Kathryn Schultz has a great piece today on New York Magazine called "How Twitter Hijacked My Mind"; in it, she writes that since joining Twitter, she's found herself formulating thoughts in bite-sized increments.

Sometimes I feel like my opinions about theater are formed in 400-word blocks, because that is the typical length of our theater reviews. Print reviews are so often these fussy little capsules, full of ideas that seem fixed because they're written down. At their worst, they read like an edict from some haughty arbiter of All That Is Good, skating entirely over the notion of subjectivity (the possibility that one person's tedious dystopian fiction is another person's eye-opening parable), as well as the practical realities of theater, which dictate that a Friday night performance is probably going to be more energetic and effective than a Sunday old-person matinee (aka "nap time").

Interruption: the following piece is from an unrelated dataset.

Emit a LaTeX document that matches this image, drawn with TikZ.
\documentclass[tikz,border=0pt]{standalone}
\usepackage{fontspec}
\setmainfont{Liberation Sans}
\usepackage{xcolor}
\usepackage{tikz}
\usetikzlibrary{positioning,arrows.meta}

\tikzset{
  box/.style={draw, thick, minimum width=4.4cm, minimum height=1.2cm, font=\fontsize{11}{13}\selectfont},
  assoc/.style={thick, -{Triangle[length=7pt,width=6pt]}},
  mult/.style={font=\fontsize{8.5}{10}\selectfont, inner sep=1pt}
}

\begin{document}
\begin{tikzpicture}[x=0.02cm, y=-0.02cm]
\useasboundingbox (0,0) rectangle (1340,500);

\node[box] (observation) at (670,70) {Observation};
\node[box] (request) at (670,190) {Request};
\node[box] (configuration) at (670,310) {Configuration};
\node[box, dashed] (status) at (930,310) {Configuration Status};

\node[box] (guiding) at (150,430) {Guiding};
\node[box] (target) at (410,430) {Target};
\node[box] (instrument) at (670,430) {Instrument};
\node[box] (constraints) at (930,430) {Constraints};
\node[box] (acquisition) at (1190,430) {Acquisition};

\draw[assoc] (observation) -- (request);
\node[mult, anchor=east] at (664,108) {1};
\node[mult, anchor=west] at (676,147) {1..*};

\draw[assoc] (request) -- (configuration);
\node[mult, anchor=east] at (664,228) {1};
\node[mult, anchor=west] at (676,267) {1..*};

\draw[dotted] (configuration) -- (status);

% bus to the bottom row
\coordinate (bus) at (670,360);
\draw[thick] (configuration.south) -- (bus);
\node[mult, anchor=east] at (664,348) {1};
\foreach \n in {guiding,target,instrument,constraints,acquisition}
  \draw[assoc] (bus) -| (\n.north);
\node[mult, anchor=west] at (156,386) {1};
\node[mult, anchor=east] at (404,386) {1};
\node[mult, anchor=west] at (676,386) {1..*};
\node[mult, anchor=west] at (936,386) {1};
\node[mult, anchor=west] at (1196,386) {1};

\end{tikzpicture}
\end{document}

I've mentioned 5 Useless Degrees and a Bottle of Scotch on Blogtown before—it's a podcast that covers theater and whiskey, and I look forward to listening to it after I've seen a show. (I'm not gonna lie, I usually skip the whiskey segment due to... profound indifference.) The reason that I like it so much: Talking about a show, with other people, is a way of reviewing that permits ambiguity, questioning, disagreement; the subjectivity of experience is built in to the format, in a way that it isn't in a print review. The critic's job is to think deeply about a work; it's not to be right, and I like models of criticism that prioritize the thinking-about-the-work over the telling-people-what-to-think-about-the-work.

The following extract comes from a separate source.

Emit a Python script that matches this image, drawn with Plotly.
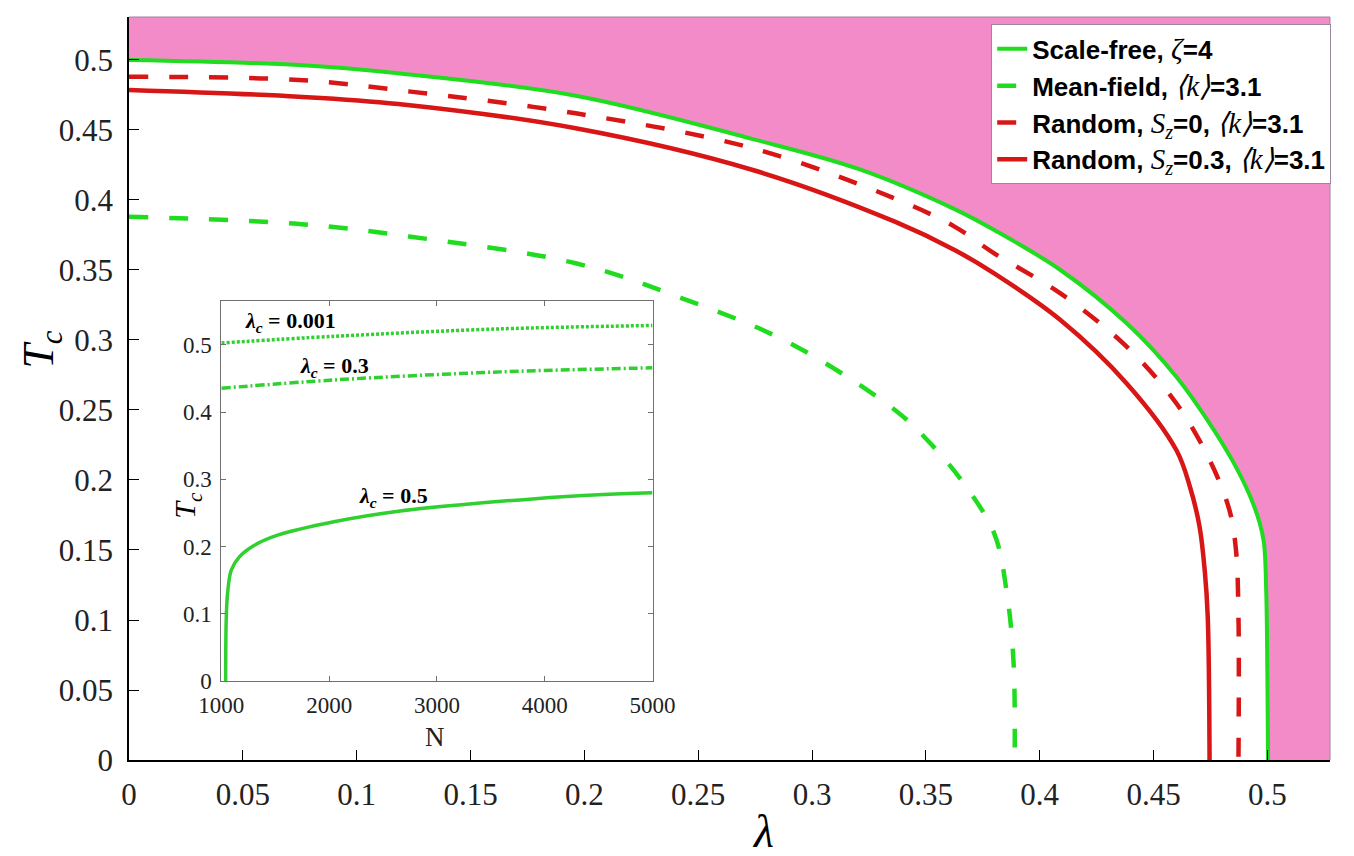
import plotly.graph_objects as go

# main panel: critical temperature vs lambda
lam_sf = [0, 0.0746, 0.1182, 0.1962, 0.274, 0.3207, 0.3626, 0.380, 0.4091, 0.4382, 0.46, 0.4746,
          0.4846, 0.492, 0.4965, 0.4985, 0.4995, 0.5, 0.5003]
tc_sf = [0.5, 0.4964, 0.4905, 0.4745, 0.4435, 0.422, 0.3935, 0.3786, 0.35, 0.3119, 0.2738, 0.2405,
         0.214, 0.19, 0.17, 0.155, 0.12, 0.06, 0]

lam_mf = [0, 0.0746, 0.1237, 0.1962, 0.2429, 0.29, 0.3364, 0.3509, 0.3655, 0.380, 0.3855, 0.3885, 0.389]
tc_mf = [0.388, 0.3829, 0.3738, 0.3548, 0.3298, 0.298, 0.250, 0.228, 0.200, 0.1619, 0.12, 0.07, 0]

lam_r0 = [0, 0.0746, 0.1237, 0.1962, 0.274, 0.3364, 0.3626, 0.380, 0.4091, 0.4382, 0.46, 0.4746, 0.4833,
          0.4862, 0.4873, 0.4873]
tc_r0 = [0.488, 0.4857, 0.4774, 0.4619, 0.4369, 0.401, 0.381, 0.3619, 0.3333, 0.2952, 0.2548, 0.2143, 0.1786,
         0.15, 0.1024, 0]

lam_r3 = [0, 0.0746, 0.1182, 0.1962, 0.274, 0.3364, 0.3626, 0.380, 0.4091, 0.4382, 0.46, 0.466, 0.4702,
          0.4725, 0.4738, 0.4746]
tc_r3 = [0.4786, 0.4738, 0.4686, 0.4512, 0.4214, 0.3845, 0.3643, 0.3476, 0.3143, 0.269, 0.2214, 0.195, 0.1667,
         0.135, 0.1024, 0]

# inset: Tc vs N
n_001 = [1000, 2050, 3590, 5000]
tc_001 = [0.503, 0.513, 0.524, 0.529]
n_03 = [1000, 2050, 3590, 5000]
tc_03 = [0.4356, 0.448, 0.460, 0.466]
n_05 = [1040, 1045, 1058, 1092, 1169, 1307, 1522, 2044, 2659, 3274, 3888, 4502, 5000]
tc_05 = [0, 0.091, 0.131, 0.165, 0.185, 0.202, 0.217, 0.237, 0.253, 0.263, 0.271, 0.277, 0.280]

X_MAX = 0.5275
Y_MAX = 0.5307

GREEN = '#1fdc1f'
RED = '#d81616'
PINK = '#f38bc9'
SERIF = 'Liberation Serif'
SMOOTH = 1.0


def m(s):
    # math bits of the legend in serif italic, a bit larger
    return f"<span style='font-family:Liberation Serif;font-size:29px'><i>{s}</i></span>"


fig = go.Figure()

# pink region outside the scale-free boundary: fill between the plot's top/right edge and the curve
fig.add_trace(go.Scatter(
    x=[0, X_MAX, X_MAX], y=[Y_MAX, Y_MAX, 0], mode='lines',
    line=dict(width=0), showlegend=False, hoverinfo='skip'
))
fig.add_trace(go.Scatter(
    x=lam_sf, y=tc_sf, mode='lines', fill='tonexty', fillcolor=PINK,
    line=dict(width=0, shape='spline', smoothing=SMOOTH),
    showlegend=False, hoverinfo='skip'
))

fig.add_trace(go.Scatter(
    x=lam_sf, y=tc_sf, mode='lines',
    name='<b>Scale-free, </b>' + m('ζ') + '<b>=4</b>',
    line=dict(color=GREEN, width=4, shape='spline', smoothing=SMOOTH)
))
fig.add_trace(go.Scatter(
    x=lam_mf, y=tc_mf, mode='lines',
    name='<b>Mean-field, </b>' + m('⟨k⟩') + '<b>=3.1</b>',
    line=dict(color=GREEN, width=4.5, dash='19px,21px', shape='spline', smoothing=SMOOTH)
))
fig.add_trace(go.Scatter(
    x=lam_r0, y=tc_r0, mode='lines',
    name='<b>Random, </b>' + m('S<sub>z</sub>') + '<b>=0, </b>' + m('⟨k⟩') + '<b>=3.1</b>',
    line=dict(color=RED, width=4.5, dash='19px,21px', shape='spline', smoothing=SMOOTH)
))
fig.add_trace(go.Scatter(
    x=lam_r3, y=tc_r3, mode='lines',
    name='<b>Random, </b>' + m('S<sub>z</sub>') + '<b>=0.3, </b>' + m('⟨k⟩') + '<b>=3.1</b>',
    line=dict(color=RED, width=4.5, shape='spline', smoothing=SMOOTH)
))

# inset curves
fig.add_trace(go.Scatter(x=n_001, y=tc_001, mode='lines', xaxis='x2', yaxis='y2', showlegend=False,
                         line=dict(color='#2fd02f', width=3.5, dash='3px,2px', shape='spline')))
fig.add_trace(go.Scatter(x=n_03, y=tc_03, mode='lines', xaxis='x2', yaxis='y2', showlegend=False,
                         line=dict(color='#2fd02f', width=3.5, dash='9px,3px,2px,3px', shape='spline')))
fig.add_trace(go.Scatter(x=n_05, y=tc_05, mode='lines', xaxis='x2', yaxis='y2', showlegend=False,
                         line=dict(color='#2fd02f', width=3.5, shape='spline', smoothing=SMOOTH)))

tick_font = dict(family=SERIF, size=31, color='#222')
inset_font = dict(family=SERIF, size=23, color='#222')

fig.update_layout(
    width=1354, height=856,
    margin=dict(l=121, r=17, t=9, b=104),
    paper_bgcolor='white', plot_bgcolor='white',
    font=dict(family=SERIF, color='black'),
    xaxis=dict(
        domain=[0, 1], range=[0, X_MAX], dtick=0.05, tick0=0,
        ticks='inside', ticklen=10, tickcolor='black', tickwidth=1,
        showline=True, linecolor='black', linewidth=1.5,
        showgrid=False, zeroline=False, tickfont=tick_font, ticklabelstandoff=6
    ),
    yaxis=dict(
        domain=[0, 1], range=[0, Y_MAX], dtick=0.05, tick0=0,
        ticks='inside', ticklen=10, tickcolor='black', tickwidth=1,
        showline=True, linecolor='black', linewidth=1.5,
        showgrid=False, zeroline=False, tickfont=tick_font, ticklabelstandoff=8
    ),
    xaxis2=dict(
        domain=[0.0769, 0.4359], anchor='y2', range=[1000, 5000], dtick=1000,
        ticks='inside', ticklen=5, tickcolor='#707070', mirror='ticks',
        showline=True, linecolor='#707070', linewidth=1,
        showgrid=False, zeroline=False, tickfont=inset_font, ticklabelstandoff=3
    ),
    yaxis2=dict(
        domain=[0.1063, 0.6178], anchor='x2', range=[0, 0.5655], dtick=0.1,
        ticks='inside', ticklen=5, tickcolor='#707070', mirror='ticks',
        showline=True, linecolor='#707070', linewidth=1,
        showgrid=False, zeroline=False, tickfont=inset_font, ticklabelstandoff=4
    ),
    legend=dict(
        x=1.001, y=0.99, xanchor='right', yanchor='top',
        bgcolor='white', bordercolor='#9a88a0', borderwidth=1,
        font=dict(family='Liberation Sans', size=26, color='black'),
        traceorder='normal'
    ),
    shapes=[
        dict(type='line', xref='paper', yref='paper', x0=0, x1=1, y0=1, y1=1,
             line=dict(color='#9a88a0', width=1), layer='above'),
        dict(type='line', xref='paper', yref='paper', x0=1, x1=1, y0=0, y1=1,
             line=dict(color='#9a88a0', width=1), layer='above'),
    ],
    annotations=[
        dict(text='<i>λ</i>', xref='paper', yref='paper', x=0.5277, y=-0.0956,
             xanchor='center', yanchor='middle',
             showarrow=False, font=dict(family=SERIF, size=46, color='black')),
        dict(text='<i>T<sub>c</sub></i>', xref='paper', yref='paper', x=-0.0736, y=0.5518,
             xanchor='center', yanchor='middle',
             textangle=-90, showarrow=False, font=dict(family=SERIF, size=44, color='black')),
        dict(text='N', xref='paper', yref='paper', x=0.2548, y=0.031,
             xanchor='center', yanchor='middle',
             showarrow=False, font=dict(family=SERIF, size=27, color='#222')),
        dict(text='<i>T<sub>c</sub></i>', xref='paper', yref='paper', x=0.0488, y=0.343,
             xanchor='center', yanchor='middle',
             textangle=-90, showarrow=False, font=dict(family=SERIF, size=30, color='black')),
        dict(text='<b><i>λ</i><sub><i>c</i></sub> = 0.001</b>', xref='x2', yref='y2', x=1645, y=0.534,
             xanchor='center', yanchor='middle',
             showarrow=False, font=dict(family=SERIF, size=22, color='black')),
        dict(text='<b><i>λ</i><sub><i>c</i></sub> = 0.3</b>', xref='x2', yref='y2', x=2051, y=0.467,
             xanchor='center', yanchor='middle',
             showarrow=False, font=dict(family=SERIF, size=22, color='black')),
        dict(text='<b><i>λ</i><sub><i>c</i></sub> = 0.5</b>', xref='x2', yref='y2', x=2594, y=0.274,
             xanchor='center', yanchor='middle',
             showarrow=False, font=dict(family=SERIF, size=22, color='black')),
    ]
)

fig.write_html("out.html")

All of this is to say that I love it when critics disagree, and there's no consensus whatsoever on Artists Rep's new show, Foxfinder.

When I saw Foxfinder, I kept thinking about a quote I'd read on Liminal's website, explaining their mission statement: "The work is not about something. Rather, it is the thing itself." Foxfinder is about something, which is fine, but I did not find the thing itself compelling. (To be fair, I've read a LOT of dystopian YA fiction... it's no Knife of Never Letting Go.)

The 5 Useless Degrees podcasters responded to it more positively than I did, though they have plenty of criticisms; the Willamette Week liked it and found parallels to the NSA and Edward Snowden; Bob Hicks at Oregon Arts Watch, in a glowing review, says it "revels in the sort of dystopian and post-apocalyptic atmosphere that successfully blends shards of medieval memory with warnings of contemporary disaster just around the corner."

Hey, it's almost like we all saw totally different plays... If you've seen it, weigh in in the comments, she said optimistically.